● STATED TASK
Leave the pictures out, and retype all of the material exactly as written.

● DATA
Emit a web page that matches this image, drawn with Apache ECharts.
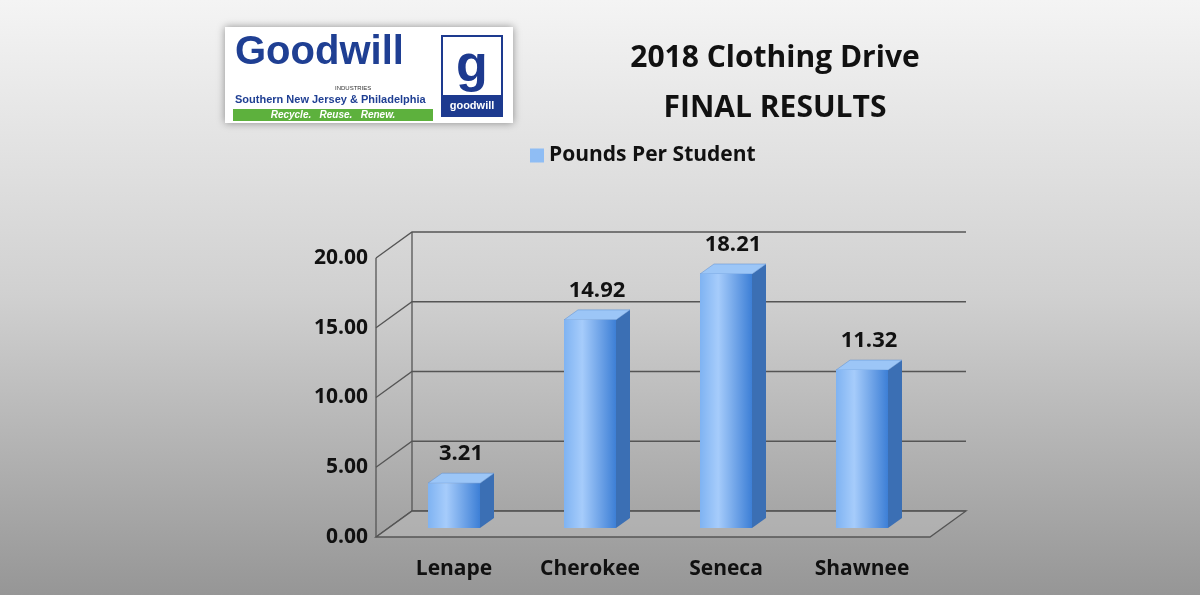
<!DOCTYPE html>
<html><head><meta charset="utf-8">
<script src="https://cdn.jsdelivr.net/npm/echarts@6/dist/echarts.min.js"></script>
<style>html,body{margin:0;padding:0}#c{width:1200px;height:595px}</style>
</head><body><div id="c"></div>
<script>
var categories = ['Lenape', 'Cherokee', 'Seneca', 'Shawnee'];
var values = [3.21, 14.92, 18.21, 11.32];
var ticks = [0, 5, 10, 15, 20];
var seriesName = 'Pounds Per Student';

var chart = echarts.init(document.getElementById('c'));
var F = 'Open Sans, Lato, sans-serif';
var WALL_DX = 36, WALL_DY = -26, BAR_DX = 14, BAR_DY = -10, BAR_W = 52, BAR_LIFT = 9;

function barRender(params, api) {
  var p = api.coord([api.value(0), api.value(1)]);
  var b = api.coord([api.value(0), 0]);
  p = [p[0], p[1] - BAR_LIFT]; b = [b[0], b[1] - BAR_LIFT];
  var x0 = p[0] - BAR_W / 2, x1 = p[0] + BAR_W / 2;
  var front = new echarts.graphic.LinearGradient(0, 0, 1, 0, [
    {offset: 0, color: '#7fb3f2'}, {offset: 0.35, color: '#a6ccfb'}, {offset: 1, color: '#3d7fd6'}]);
  return {type: 'group', children: [
    {type: 'polygon', shape: {points: [[x1, p[1]], [x1 + BAR_DX, p[1] + BAR_DY], [x1 + BAR_DX, b[1] + BAR_DY], [x1, b[1]]]},
      style: {fill: '#3b6fb4'}},
    {type: 'polygon', shape: {points: [[x0, p[1]], [x0 + BAR_DX, p[1] + BAR_DY], [x1 + BAR_DX, p[1] + BAR_DY], [x1, p[1]]]},
      style: {fill: '#9cc6f7', stroke: '#5d8fd0', lineWidth: 0.5}},
    {type: 'rect', shape: {x: x0, y: p[1], width: BAR_W, height: b[1] - p[1]}, style: {fill: front}},
    {type: 'text', x: p[0] + BAR_DX / 2, y: p[1] + BAR_DY - 8,
      style: {text: api.value(1).toFixed(2), font: 'bold 22px ' + F, fill: '#111', align: 'center', verticalAlign: 'bottom'}}
  ]};
}

function wallRender(params, api) {
  var cs = params.coordSys;
  var y = api.coord([0, api.value(0)])[1];
  var left = cs.x - 10, right = cs.x + cs.width;
  var ch = [
    {type: 'polyline', shape: {points: [[left, y], [left + WALL_DX, y + WALL_DY], [right + WALL_DX, y + WALL_DY]]},
      style: {stroke: '#555', lineWidth: 1.3, fill: null}}
  ];
  if (api.value(0) === 0) {
    ch.push({type: 'polygon', shape: {points: [[left, y], [left + WALL_DX, y + WALL_DY], [right + WALL_DX, y + WALL_DY], [right, y]]},
      style: {fill: 'rgba(190,190,190,0.5)', stroke: '#555', lineWidth: 1.3}});
    ch.push({type: 'line', shape: {x1: left + WALL_DX, y1: y + WALL_DY, x2: left + WALL_DX, y2: api.coord([0, 20])[1] + WALL_DY}, style: {stroke: '#555', lineWidth: 1.3}});
    ch.push({type: 'line', shape: {x1: left, y1: y, x2: left, y2: api.coord([0, 20])[1]}, style: {stroke: '#555', lineWidth: 1.3}});
  }
  return {type: 'group', children: ch};
}

chart.setOption({
  backgroundColor: new echarts.graphic.LinearGradient(0, 0, 0, 1, [
    {offset: 0, color: '#f4f4f4'}, {offset: 0.5, color: '#d0d0d0'}, {offset: 1, color: '#969696'}]),
  animation: false,
  title: {text: '2018 Clothing Drive\nFINAL RESULTS', left: 770, top: 28, textAlign: 'center',
    textStyle: {fontFamily: F, fontSize: 30, fontWeight: 'bold', color: '#111', lineHeight: 50}},
  legend: {top: 140, left: 525, itemWidth: 14, itemHeight: 14, icon: 'rect',
    textStyle: {fontFamily: F, fontSize: 21, fontWeight: 'bold', color: '#111'}, data: [seriesName]},
  grid: {left: 386, right: 270, top: 258, bottom: 58},
  xAxis: {type: 'category', data: categories, axisLine: {show: false}, axisTick: {show: false},
    axisLabel: {margin: 22, fontFamily: F, fontSize: 21, fontWeight: 'bold', color: '#111'}},
  yAxis: {type: 'value', min: 0, max: 20, interval: 5, splitLine: {show: false},
    axisLabel: {margin: 18, fontFamily: F, fontSize: 21, fontWeight: 'bold', color: '#111', formatter: function (v) { return v.toFixed(2); }}},
  series: [
    {type: 'custom', renderItem: wallRender, data: ticks.map(function (t) { return [t]; }), encode: {y: 0}, silent: true, z: 1},
    {type: 'custom', name: seriesName, renderItem: barRender, itemStyle: {color: '#8fbdf4'},
      data: categories.map(function (c, i) { return [i, values[i]]; }), encode: {x: 0, y: 1}, z: 2}
  ],
  graphic: [
    {type: 'group', left: 225, top: 27, children: [
      {type: 'rect', shape: {x: 0, y: 0, width: 288, height: 96}, style: {fill: '#fff', shadowBlur: 8, shadowColor: 'rgba(0,0,0,0.4)'}},
      {type: 'text', x: 10, y: 6, style: {text: 'Goodwill', font: 'bold 40px Arial, Liberation Sans', fill: '#1f3f93'}},
      {type: 'text', x: 110, y: 58, style: {text: 'INDUSTRIES', font: '6px Arial', fill: '#333'}},
      {type: 'text', x: 10, y: 67, style: {text: 'Southern New Jersey & Philadelphia', font: 'bold 11px Arial', fill: '#1f3f93'}},
      {type: 'rect', shape: {x: 8, y: 82, width: 200, height: 12}, style: {fill: '#5db13d'}},
      {type: 'text', x: 108, y: 88, style: {text: 'Recycle.   Reuse.   Renew.', font: 'bold italic 10px Arial', fill: '#fff', align: 'center', verticalAlign: 'middle'}},
      {type: 'rect', shape: {x: 216, y: 8, width: 62, height: 82}, style: {fill: '#1d3a8f'}},
      {type: 'rect', shape: {x: 218, y: 10, width: 58, height: 58}, style: {fill: '#fff'}},
      {type: 'text', x: 247, y: 40, style: {text: 'g', font: 'bold 52px Arial', fill: '#1d3a8f', align: 'center', verticalAlign: 'middle'}},
      {type: 'text', x: 247, y: 79, style: {text: 'goodwill', font: 'bold 11px Arial', fill: '#fff', align: 'center', verticalAlign: 'middle'}}
    ]}
  ]
});
</script></body></html>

● RESPONSE BELOW
Emit a web page that matches this image, drawn with Apache ECharts.
<!DOCTYPE html>
<html><head><meta charset="utf-8">
<script src="https://cdn.jsdelivr.net/npm/echarts@6/dist/echarts.min.js"></script>
<style>html,body{margin:0;padding:0}#c{width:1200px;height:595px}</style>
</head><body><div id="c"></div>
<script>
var categories = ['Lenape', 'Cherokee', 'Seneca', 'Shawnee'];
var values = [3.21, 14.92, 18.21, 11.32];
var ticks = [0, 5, 10, 15, 20];
var seriesName = 'Pounds Per Student';

var chart = echarts.init(document.getElementById('c'));
var F = 'Open Sans, Lato, sans-serif';
var WALL_DX = 36, WALL_DY = -26, BAR_DX = 14, BAR_DY = -10, BAR_W = 52, BAR_LIFT = 9;

function barRender(params, api) {
  var p = api.coord([api.value(0), api.value(1)]);
  var b = api.coord([api.value(0), 0]);
  p = [p[0], p[1] - BAR_LIFT]; b = [b[0], b[1] - BAR_LIFT];
  var x0 = p[0] - BAR_W / 2, x1 = p[0] + BAR_W / 2;
  var front = new echarts.graphic.LinearGradient(0, 0, 1, 0, [
    {offset: 0, color: '#7fb3f2'}, {offset: 0.35, color: '#a6ccfb'}, {offset: 1, color: '#3d7fd6'}]);
  return {type: 'group', children: [
    {type: 'polygon', shape: {points: [[x1, p[1]], [x1 + BAR_DX, p[1] + BAR_DY], [x1 + BAR_DX, b[1] + BAR_DY], [x1, b[1]]]},
      style: {fill: '#3b6fb4'}},
    {type: 'polygon', shape: {points: [[x0, p[1]], [x0 + BAR_DX, p[1] + BAR_DY], [x1 + BAR_DX, p[1] + BAR_DY], [x1, p[1]]]},
      style: {fill: '#9cc6f7', stroke: '#5d8fd0', lineWidth: 0.5}},
    {type: 'rect', shape: {x: x0, y: p[1], width: BAR_W, height: b[1] - p[1]}, style: {fill: front}},
    {type: 'text', x: p[0] + BAR_DX / 2, y: p[1] + BAR_DY - 8,
      style: {text: api.value(1).toFixed(2), font: 'bold 22px ' + F, fill: '#111', align: 'center', verticalAlign: 'bottom'}}
  ]};
}

function wallRender(params, api) {
  var cs = params.coordSys;
  var y = api.coord([0, api.value(0)])[1];
  var left = cs.x - 10, right = cs.x + cs.width;
  var ch = [
    {type: 'polyline', shape: {points: [[left, y], [left + WALL_DX, y + WALL_DY], [right + WALL_DX, y + WALL_DY]]},
      style: {stroke: '#555', lineWidth: 1.3, fill: null}}
  ];
  if (api.value(0) === 0) {
    ch.push({type: 'polygon', shape: {points: [[left, y], [left + WALL_DX, y + WALL_DY], [right + WALL_DX, y + WALL_DY], [right, y]]},
      style: {fill: 'rgba(190,190,190,0.5)', stroke: '#555', lineWidth: 1.3}});
    ch.push({type: 'line', shape: {x1: left + WALL_DX, y1: y + WALL_DY, x2: left + WALL_DX, y2: api.coord([0, 20])[1] + WALL_DY}, style: {stroke: '#555', lineWidth: 1.3}});
    ch.push({type: 'line', shape: {x1: left, y1: y, x2: left, y2: api.coord([0, 20])[1]}, style: {stroke: '#555', lineWidth: 1.3}});
  }
  return {type: 'group', children: ch};
}

chart.setOption({
  backgroundColor: new echarts.graphic.LinearGradient(0, 0, 0, 1, [
    {offset: 0, color: '#f4f4f4'}, {offset: 0.5, color: '#d0d0d0'}, {offset: 1, color: '#969696'}]),
  animation: false,
  title: {text: '2018 Clothing Drive\nFINAL RESULTS', left: 770, top: 28, textAlign: 'center',
    textStyle: {fontFamily: F, fontSize: 30, fontWeight: 'bold', color: '#111', lineHeight: 50}},
  legend: {top: 140, left: 525, itemWidth: 14, itemHeight: 14, icon: 'rect',
    textStyle: {fontFamily: F, fontSize: 21, fontWeight: 'bold', color: '#111'}, data: [seriesName]},
  grid: {left: 386, right: 270, top: 258, bottom: 58},
  xAxis: {type: 'category', data: categories, axisLine: {show: false}, axisTick: {show: false},
    axisLabel: {margin: 22, fontFamily: F, fontSize: 21, fontWeight: 'bold', color: '#111'}},
  yAxis: {type: 'value', min: 0, max: 20, interval: 5, splitLine: {show: false},
    axisLabel: {margin: 18, fontFamily: F, fontSize: 21, fontWeight: 'bold', color: '#111', formatter: function (v) { return v.toFixed(2); }}},
  series: [
    {type: 'custom', renderItem: wallRender, data: ticks.map(function (t) { return [t]; }), encode: {y: 0}, silent: true, z: 1},
    {type: 'custom', name: seriesName, renderItem: barRender, itemStyle: {color: '#8fbdf4'},
      data: categories.map(function (c, i) { return [i, values[i]]; }), encode: {x: 0, y: 1}, z: 2}
  ],
  graphic: [
    {type: 'group', left: 225, top: 27, children: [
      {type: 'rect', shape: {x: 0, y: 0, width: 288, height: 96}, style: {fill: '#fff', shadowBlur: 8, shadowColor: 'rgba(0,0,0,0.4)'}},
      {type: 'text', x: 10, y: 6, style: {text: 'Goodwill', font: 'bold 40px Arial, Liberation Sans', fill: '#1f3f93'}},
      {type: 'text', x: 110, y: 58, style: {text: 'INDUSTRIES', font: '6px Arial', fill: '#333'}},
      {type: 'text', x: 10, y: 67, style: {text: 'Southern New Jersey & Philadelphia', font: 'bold 11px Arial', fill: '#1f3f93'}},
      {type: 'rect', shape: {x: 8, y: 82, width: 200, height: 12}, style: {fill: '#5db13d'}},
      {type: 'text', x: 108, y: 88, style: {text: 'Recycle.   Reuse.   Renew.', font: 'bold italic 10px Arial', fill: '#fff', align: 'center', verticalAlign: 'middle'}},
      {type: 'rect', shape: {x: 216, y: 8, width: 62, height: 82}, style: {fill: '#1d3a8f'}},
      {type: 'rect', shape: {x: 218, y: 10, width: 58, height: 58}, style: {fill: '#fff'}},
      {type: 'text', x: 247, y: 40, style: {text: 'g', font: 'bold 52px Arial', fill: '#1d3a8f', align: 'center', verticalAlign: 'middle'}},
      {type: 'text', x: 247, y: 79, style: {text: 'goodwill', font: 'bold 11px Arial', fill: '#fff', align: 'center', verticalAlign: 'middle'}}
    ]}
  ]
});
</script></body></html>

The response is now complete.